Drummers Drumming (Part 7)

Miking Percussion

Article from One Two Testing, April 1985

what to put and where


Tony Bacon wanders round a couple of 8-tracks and says, "How do you mike up drums?" Here are the answers.


If you want to improve your understanding of drums and how to mike them up for recording purposes, then prepare yourself for some experimentation. Take chances, fool around, and brace yourself for mistakes as well as pleasant surprises. Or, as Andy Dalby at Croydon's Cherry studio puts it, "Try things out, because there are no rules. Don't stick to any particular method of doing things — if it sounds good, use it."

Heard that one before? Course you have. Because it happens to be true. All the engineers we spoke to, at the 8-track and 16-track end of the market, had virtually the same message to people fiddling with drums and recording equipment at home or in other small studio set-ups. Find out the hard way. Experiment.
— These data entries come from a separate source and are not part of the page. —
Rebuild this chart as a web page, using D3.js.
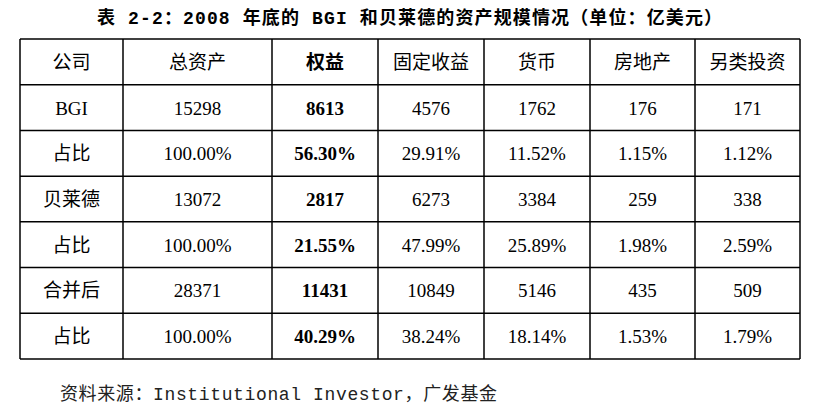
<!DOCTYPE html><html><head><meta charset="utf-8"><script src="https://cdn.jsdelivr.net/npm/d3@7"></script>
<style>body{margin:0;background:#fff}</style></head><body><svg id="c" width="822" height="410"></svg>
<script>
const title="表 2-2：2008 年底的 BGI 和贝莱德的资产规模情况（单位：亿美元）";
const source="资料来源：Institutional Investor，广发基金";
const headers=["公司","总资产","权益","固定收益","货币","房地产","另类投资"];
const companies=["BGI","占比","贝莱德","占比","合并后","占比"];
const totalAssets=["15298","100.00%","13072","100.00%","28371","100.00%"];
const equity=["8613","56.30%","2817","21.55%","11431","40.29%"];
const fixedIncome=["4576","29.91%","6273","47.99%","10849","38.24%"];
const currency=["1762","11.52%","3384","25.89%","5146","18.14%"];
const realEstate=["176","1.15%","259","1.98%","435","1.53%"];
const alternative=["171","1.12%","338","2.59%","509","1.79%"];
const cols=[companies,totalAssets,equity,fixedIncome,currency,realEstate,alternative];
const svg=d3.select("#c");
const colEdges=[20,123,272,378,484,590,695,800];
const y=d3.scaleLinear().domain([0,7]).range([39,359]);
const latin="'Liberation Serif','Noto Sans CJK SC',serif";
svg.append("text").attr("x",97).attr("y",24).attr("font-size",18).attr("font-weight","bold")
 .attr("textLength",625).attr("lengthAdjust","spacing")
 .attr("font-family","'Liberation Mono','Noto Sans CJK SC',monospace").text(title);
const rows=[headers].concat(companies.map((_,i)=>cols.map(c=>c[i])));
rows.forEach((r,ri)=>r.forEach((t,ci)=>{
 svg.append("text").attr("x",(colEdges[ci]+colEdges[ci+1])/2).attr("y",(y(ri)+y(ri+1))/2+7)
  .attr("text-anchor","middle").attr("font-size",19).attr("font-family",latin)
  .attr("font-weight",(ci===2)?"bold":"normal").text(t);
}));
const g=svg.append("g").attr("stroke","#000").attr("stroke-width",1.5);
d3.range(8).forEach(i=>g.append("line").attr("x1",20).attr("x2",800).attr("y1",y(i)).attr("y2",y(i)));
colEdges.forEach(x=>g.append("line").attr("x1",x).attr("x2",x).attr("y1",y(0)).attr("y2",y(7)));
svg.append("text").attr("x",60).attr("y",400).attr("font-size",18).attr("fill","#222")
 .attr("textLength",437).attr("lengthAdjust","spacing")
 .attr("font-family","'Liberation Mono','Noto Sans CJK SC',monospace").text(source);
</script></body></html>
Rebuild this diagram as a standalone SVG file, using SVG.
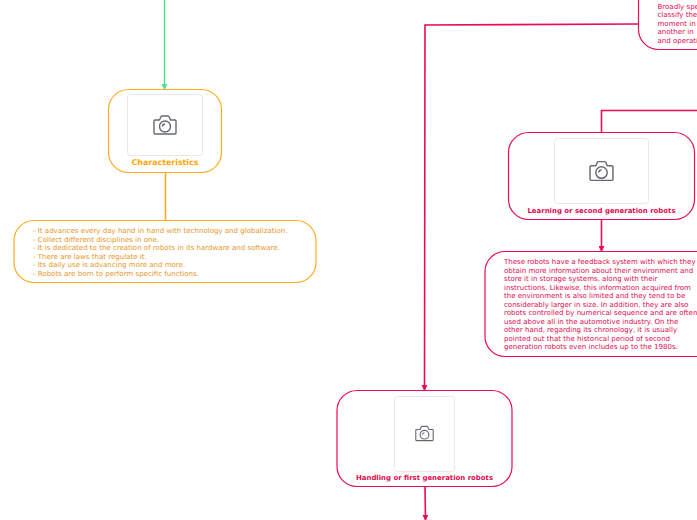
<svg xmlns="http://www.w3.org/2000/svg" width="697" height="520" viewBox="0 0 697 520">
<style>
text{font-family:"DejaVu Sans",Verdana,sans-serif}
.o{fill:#fff;stroke:#ffab1f;stroke-width:1.2}
.p{fill:#fff;stroke:#eb0a55;stroke-width:1.2}
.img{fill:#fff;stroke:#e9e9e9;stroke-width:1}
.to{fill:#e8951f;font-size:7.04px}
.tp{fill:#e0094f;font-size:7.04px}
.lo{fill:#ffa600;font-size:7.9px;font-weight:700;text-anchor:middle}
.lp{fill:#e0094f;font-size:6.95px;font-weight:700;text-anchor:middle}
.cam{fill:none;stroke:#666a70;stroke-width:1.4;stroke-linejoin:round}
.cp{fill:none;stroke:#eb0a55;stroke-width:1.6}
</style>
<defs>
<symbol id="camera" viewBox="0 0 24 20" overflow="visible">
<path class="cam" d="M2 5H6.500L8 1.500Q8.300 1 9 1H15Q15.700 1 16 1.500L17.500 5H22a1 1 0 0 1 1 1V18a1 1 0 0 1-1 1H2a1 1 0 0 1-1-1V6a1 1 0 0 1 1-1Z"/>
<circle class="cam" cx="12" cy="11.500" r="5.500"/>
<path class="cam" d="M9.500 11.500a2.500 2.500 0 0 1 2.500-2.500"/>
</symbol>
<marker id="ag" markerWidth="6" markerHeight="6" refX="5" refY="3" orient="auto" markerUnits="userSpaceOnUse"><path d="M0 0L6 3L0 6Z" fill="#4be38c"/></marker>
<marker id="ap" markerWidth="6" markerHeight="6" refX="5" refY="3" orient="auto" markerUnits="userSpaceOnUse"><path d="M0 0L6 3L0 6Z" fill="#eb0a55"/></marker>
</defs>
<g id="connectors">
<path d="M164.500 0V89" fill="none" stroke="#4be38c" stroke-width="1.4" marker-end="url(#ag)"/>
<path d="M165.500 172V221" fill="none" stroke="#ffab1f" stroke-width="1.6"/>
<path class="cp" d="M638 24L425 25L424.500 390" marker-end="url(#ap)"/>
<path class="cp" d="M697 110.500H601.500V133"/>
<path class="cp" d="M601.500 220V251" marker-end="url(#ap)"/>
<path class="cp" d="M425 487L425.500 520" marker-end="url(#ap)"/>
</g>
<g id="node-characteristics">
<rect class="o" x="108.500" y="89.500" width="113" height="83" rx="20"/>
<rect class="img" x="127.500" y="94.500" width="75" height="61" rx="3"/>
<use href="#camera" x="153" y="115" width="24" height="20"/>
<text class="lo" x="165" y="165">Characteristics</text>
</g>
<g id="node-characteristics-text">
<rect class="o" x="14" y="220.500" width="302" height="62" rx="20"/>
<text class="to" x="33" y="233">- It advances every day hand in hand with technology and globalization.</text>
<text class="to" x="33" y="242">- Collect different disciplines in one.</text>
<text class="to" x="33" y="250">- It is dedicated to the creation of robots in its hardware and software.</text>
<text class="to" x="33" y="259">- There are laws that regulate it.</text>
<text class="to" x="33" y="267">- Its daily use is advancing more and more.</text>
<text class="to" x="33" y="276">- Robots are born to perform specific functions.</text>
</g>
<g id="node-broadly">
<rect class="p" x="638.500" y="-20" width="120" height="69.500" rx="20"/>
<text class="tp" x="657.500" y="9">Broadly spe</text>
<text class="tp" x="657.500" y="17">classify the</text>
<text class="tp" x="657.500" y="26">moment in</text>
<text class="tp" x="657.500" y="34">another in</text>
<text class="tp" x="657.500" y="43">and operati</text>
</g>
<g id="node-learning">
<rect class="p" x="508.500" y="132.500" width="186" height="87" rx="20"/>
<rect class="img" x="554.500" y="138.500" width="94" height="65" rx="3"/>
<use href="#camera" x="589" y="160" width="25" height="22"/>
<text class="lp" x="601.500" y="213">Learning or second generation robots</text>
</g>
<g id="node-learning-text">
<rect class="p" x="485" y="251.500" width="240" height="105" rx="20"/>
<text class="tp" x="504" y="264">These robots have a feedback system with which they</text>
<text class="tp" x="504" y="273">obtain more information about their environment and</text>
<text class="tp" x="504" y="281">store it in storage systems, along with their</text>
<text class="tp" x="504" y="290">instructions. Likewise, this information acquired from</text>
<text class="tp" x="504" y="298">the environment is also limited and they tend to be</text>
<text class="tp" x="504" y="307">considerably larger in size. In addition, they are also</text>
<text class="tp" x="504" y="315">robots controlled by numerical sequence and are often</text>
<text class="tp" x="504" y="324">used above all in the automotive industry. On the</text>
<text class="tp" x="504" y="332">other hand, regarding its chronology, it is usually</text>
<text class="tp" x="504" y="341">pointed out that the historical period of second</text>
<text class="tp" x="504" y="349">generation robots even includes up to the 1980s.</text>
</g>
<g id="node-handling">
<rect class="p" x="337" y="390.500" width="175" height="96" rx="20"/>
<rect class="img" x="394.500" y="396.500" width="60" height="75" rx="3"/>
<use href="#camera" x="415" y="425" width="19" height="17"/>
<text class="lp" x="424.500" y="480">Handling or first generation robots</text>
</g>
</svg>
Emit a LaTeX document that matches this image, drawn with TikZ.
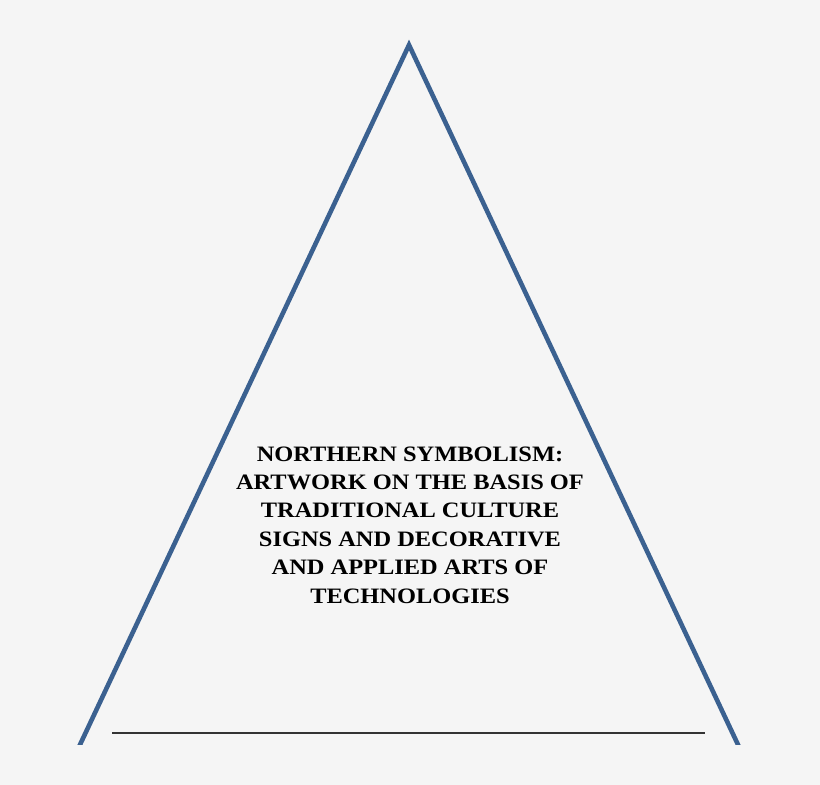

But they didn't leave without imparting some general guidance, you'll be pleased to hear.

The crucial area is that of choice and deployment of microphones. What tips, chaps? Mark Carman at Pet Sounds studio in London bought mainly mid-price-range mikes for miking drums there, the affordable AKG and Shure types. "Go for the best mike you can afford for the snare and for the bass drum, these are the most important ones. Get two good ones for those and some average mikes for the rest to start with. That's a better way of spending your money than spreading out what you spend over all the mikes."

But let's get a little more specific. Archie Hood at Arch studio in Glasgow endorses the mid-price argument, opting for an AKG D12 for bass drum and Shure SM58 for snare — universally acceptable mikes that will give good sounds at reasonable prices. Down in Manchester, Mike Bonwick at Crimson studio specifies condenser mikes for cymbals or snare, and dynamic mikes for toms.

"You can get away with an inexpensive dynamic mike on toms," says Mike, "the AKG D190, say, which you can pick up for about £40, and despite what some people will tell you this gives a quite acceptable sound. But use a dynamic, as opposed to cheap condensers which distort and can be difficult to eq. Get a good condenser for your cymbals — spend a bit more here and you'll get definite returns. Something like a Calrec is a good idea."

Back at Cherry, Andy suggests yet more mid-price mike options that he's tried and tested and found to be good, dependable models: AKG 451s for overheads, Sennheiser 421 "ray-guns" for bass and toms, the inevitable D12 for bass, and the normal array of Shures for snare — 58s, 57s, or 68s. But a good low cost tip from Cherry is Tandy's PZM "plate" mike.

"They're a copy of the Crown mikes which came out about 1976, but they cost only around £20 because they have the Tandy name on them. They're great if you're limited by money or tape tracks. Basically, wherever it sounds good to your ear, the PZM will sound good. We've found them best on a hard surface, for example on the hard side of our drum screens, either side of the kit. A wall is good too — the larger the reflective area around the PZM, the more effective it will be. A lot of people use them for overheads, back-to-back, in the air."

Now there's a thought. Supposing you could only afford two mikes and had to record real drums. What should you do with them? Archie at Arch (geddit?) suggests one up high and one down low, rather than left and right for stereo, to give a bass and treble "height" spread. Mike at Crimson gives an alternative, as he does a fair amount of jazz work in addition to straight-ahead rock.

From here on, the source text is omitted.